The Extension Amendment Proposal

 

For   Against   Abstain
6,182,470   717,235   0

 

The Redemption Limitation Amendment Proposal

 

For   Against   Abstain
6,182,470   717,235   0

 

 

 

 

The Adjornment Proposal

 

For   Against   Abstain
6,182,470   717,235   0

 

In connection with the vote to approve the Proposals, holders of 4,818,568 Public Shares properly exercised their right to redeem their shares for cash at a redemption price of approximately $10.68 per share, for an aggregate redemption amount of approximately $51,462,306.24.

 

Item 8.01. Other Events

 

In connection with the Company’s Shareholder Meeting to approve the Extension Amendment Proposal, the Company and its Sponsor entered into non-redemption agreements (the “Non-Redemption Agreements”) on substantially the same terms with several unaffiliated third parties who are also Mars’ existing shareholders (the “Investors”), pursuant to which such Investors agreed not to redeem an aggregate of 1,550,000 ordinary shares of the Company in connection with the Extension Amendment Proposal. In exchange for the foregoing commitments not to redeem such ordinary shares of the Company, Mars and the Sponsor will agree to cause ScanTech AI Systems Inc., the surviving entity of the initial business combination (“Pubco”), to issue to Investors an aggregate of 310,000 common stock of Pubco following the consummation of the initial business combination.

 

The foregoing summary of the Non-Redemption Agreements does not purport to be complete and is qualified in its entirety by reference to the form of Non-Redemption Agreement filed as Exhibit 10.1 on the Current Report on Form 8-K, dated January 24, 2024.

 

  Item 9.01. Financial Statements and Exhibits.

 

(d)Exhibits.

 

Exhibit No.

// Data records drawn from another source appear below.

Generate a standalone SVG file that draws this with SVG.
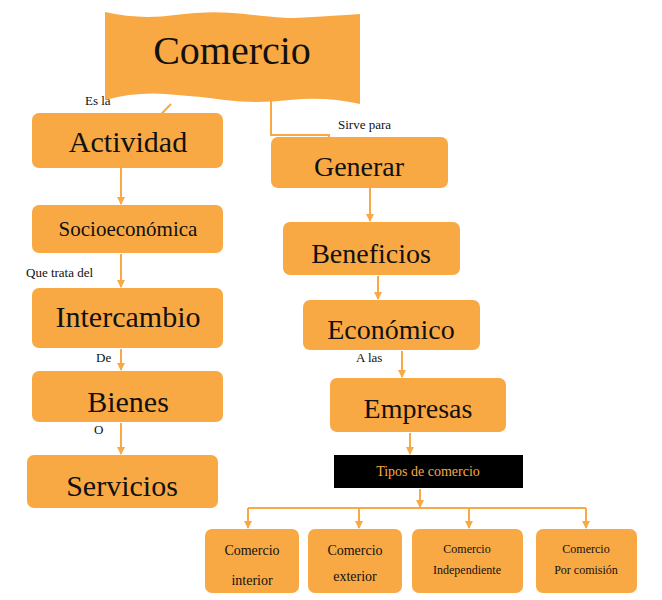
<svg xmlns="http://www.w3.org/2000/svg" width="662" height="600" viewBox="0 0 662 600">
<style>
.b{fill:#F9A944;}
.t{font-family:"Liberation Serif",serif;fill:#111;text-anchor:middle;}
.l{font-family:"Liberation Serif",serif;fill:#111;font-size:13px;}
.c{stroke:#F9A944;stroke-width:2;fill:none;marker-end:url(#a);}
</style>
<defs><marker id="a" markerWidth="8" markerHeight="8" refX="7" refY="4" orient="auto" markerUnits="userSpaceOnUse"><path d="M0,0L8,4L0,8z" fill="#F9A944"/></marker></defs>
<rect width="662" height="600" fill="#fff"/>
<g id="connectors">
<path class="c" d="M171,104L138,138"/>
<path class="c" d="M271,97V135H329V162"/>
<path class="c" d="M121,168V204"/>
<path class="c" d="M121,254V287"/>
<path class="c" d="M121,349V370"/>
<path class="c" d="M121,423V454"/>
<path class="c" d="M370,188V221"/>
<path class="c" d="M378,276V299"/>
<path class="c" d="M402,351V377"/>
<path class="c" d="M410,433V454"/>
<path class="c" d="M420,489V507"/>
<path d="M248,508H586" stroke="#F9A944" stroke-width="2"/>
<path class="c" d="M248,508V528"/>
<path class="c" d="M359,508V528"/>
<path class="c" d="M469,508V528"/>
<path class="c" d="M586,508V528"/>
<text class="l" x="85" y="105">Es la</text>
<text class="l" x="338" y="129">Sirve para</text>
<text class="l" x="26" y="277">Que trata del</text>
<text class="l" x="96" y="362">De</text>
<text class="l" x="94" y="434">O</text>
<text class="l" x="356" y="362">A las</text>
</g>
<g id="comercio"><path class="b" d="M105,12Q140,20 175,15T245,14T290,18T360,14V104Q325,96 290,100T225,100T165,94T105,100Z"/><text class="t" x="232" y="64" font-size="40">Comercio</text></g>
<g id="actividad"><rect class="b" x="32" y="113" width="191" height="55" rx="7"/><text class="t" x="128" y="152" font-size="30">Actividad</text></g>
<g id="socio"><rect class="b" x="32" y="205" width="191" height="48" rx="7"/><text class="t" x="128" y="236" font-size="21">Socioeconómica</text></g>
<g id="intercambio"><rect class="b" x="32" y="288" width="191" height="60" rx="7"/><text class="t" x="128" y="327" font-size="30">Intercambio</text></g>
<g id="bienes"><rect class="b" x="32" y="371" width="191" height="51" rx="7"/><text class="t" x="128" y="412" font-size="30">Bienes</text></g>
<g id="servicios"><rect class="b" x="27" y="455" width="191" height="53" rx="7"/><text class="t" x="122" y="496" font-size="30">Servicios</text></g>
<g id="generar"><rect class="b" x="271" y="137" width="177" height="51" rx="7"/><text class="t" x="359" y="176" font-size="28">Generar</text></g>
<g id="beneficios"><rect class="b" x="283" y="222" width="177" height="53" rx="7"/><text class="t" x="371" y="263" font-size="28">Beneficios</text></g>
<g id="economico"><rect class="b" x="303" y="300" width="177" height="50" rx="7"/><text class="t" x="391" y="339" font-size="28">Económico</text></g>
<g id="empresas"><rect class="b" x="330" y="378" width="176" height="54" rx="7"/><text class="t" x="418" y="418" font-size="28">Empresas</text></g>
<g id="tipos"><rect x="334" y="455" width="189" height="33" fill="#000"/><text class="t" x="428" y="476" font-size="14" style="fill:#F9A944">Tipos de comercio</text></g>
<g id="interior"><rect class="b" x="205" y="529" width="94" height="64" rx="7"/><text class="t" x="252" y="555" font-size="14">Comercio</text><text class="t" x="252" y="585" font-size="14">interior</text></g>
<g id="exterior"><rect class="b" x="308" y="529" width="94" height="64" rx="7"/><text class="t" x="355" y="555" font-size="14">Comercio</text><text class="t" x="355" y="581" font-size="14">exterior</text></g>
<g id="independiente"><rect class="b" x="412" y="529" width="111" height="64" rx="7"/><text class="t" x="467" y="553" font-size="12">Comercio</text><text class="t" x="467" y="574" font-size="12">Independiente</text></g>
<g id="comision"><rect class="b" x="536" y="529" width="101" height="64" rx="7"/><text class="t" x="586" y="553" font-size="12">Comercio</text><text class="t" x="586" y="574" font-size="12">Por comisión</text></g>
</svg>
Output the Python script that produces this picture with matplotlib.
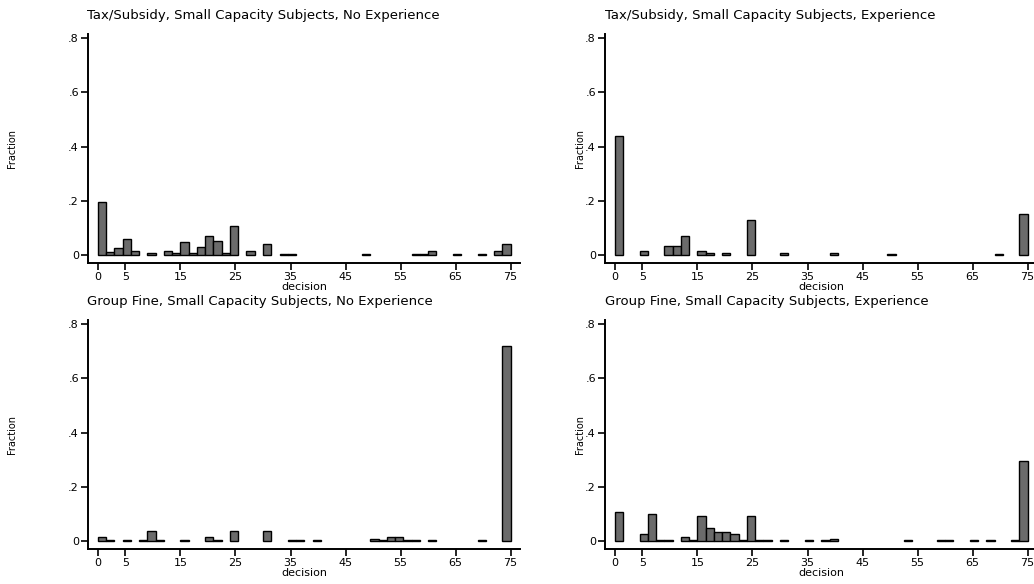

Description
3.1 Amendment to Amended and Restated Memorandum and Articles of Association
104 Cover Page Interactive Data File (embedded within the Inline XBRL document).

 

SIGNATURE

 

Pursuant to the requirements of the Securities Exchange Act of 1934, the registrant has duly caused this report to be signed on its behalf by the undersigned hereunto duly authorized.

 

Date: February 1, 2024 Mars Acquisition Corp.